Includes: BSC, C, GS, JPM, MER, MS
by: FIG Trader

Much ink has been spilled in the last few weeks by pundits suggesting the Broker-Dealers provide unusual value. Maybe. But maybe not. Few times in the last year were many skeptics willing to go out on a limb to suggest these stocks were expensive at 2 to 2.5 x book value or more. Yet the shorting opportunity presented itself with lightning speed, and any value investor worth his salt knew the ROEs were not only unsustainable, but also hard to imagine achievable without unusual and substantial risks.

What can be imputed from the current valuation? Under normal circumstances, one would say that for a stock like Bear Stearns (NYSE:BSC) at BV, the market is assuming that the company can barely earn its cost of capital for the next few years; for the years beyond that, it's easier to guess that the answer is a solid NO.
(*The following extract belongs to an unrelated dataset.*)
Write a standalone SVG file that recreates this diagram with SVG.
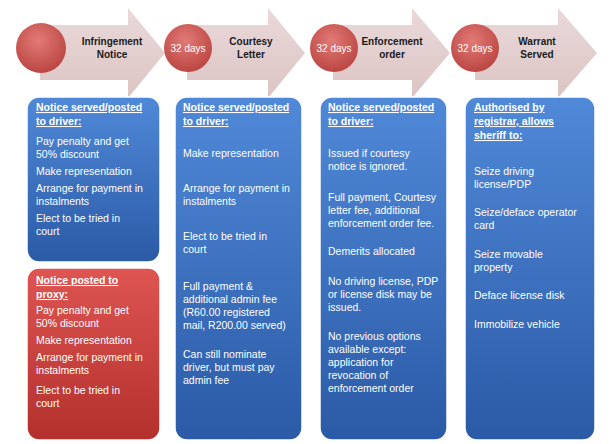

But the current circumstances are far from normal. CDS spreads at the recent peak suggested the broker/dealer paper was being priced near junk, yet there was Bill Gross buying GS paper in the heat of the moment. The reality is, no one knows what the true cost of capital is, since it is (and will be for the foreseeable future) a moving target. No one knows how much of the liabilities are priced off of LIBOR, or Fed Funds, or Treasuries or anything else for that matter.

Off balance sheet entities? SIV's are the old SPV's, accounting creations that allow you to use even more leverage without telling anyone.

Earnings power you say? Even broker/dealer scholar Brad Hintz (Bernstein analyst covering broker/dealers and former CFO of Lehman), who ought to know more about the business than any analyst out there, only very infrequently gets his earnings estimates within 20% of reported numbers.

Why bother trying? By all accounts, the stocks offer dead cat bounces, sold heavily on rallies 10% off the lows. At worst they are discounting a cyclical global decline in financial stocks that will lead to a multi-year de-leveraging, comparable to the GSEs, Japan Inc, mega cap US banks like C, JPM, and their hedge fund brothers.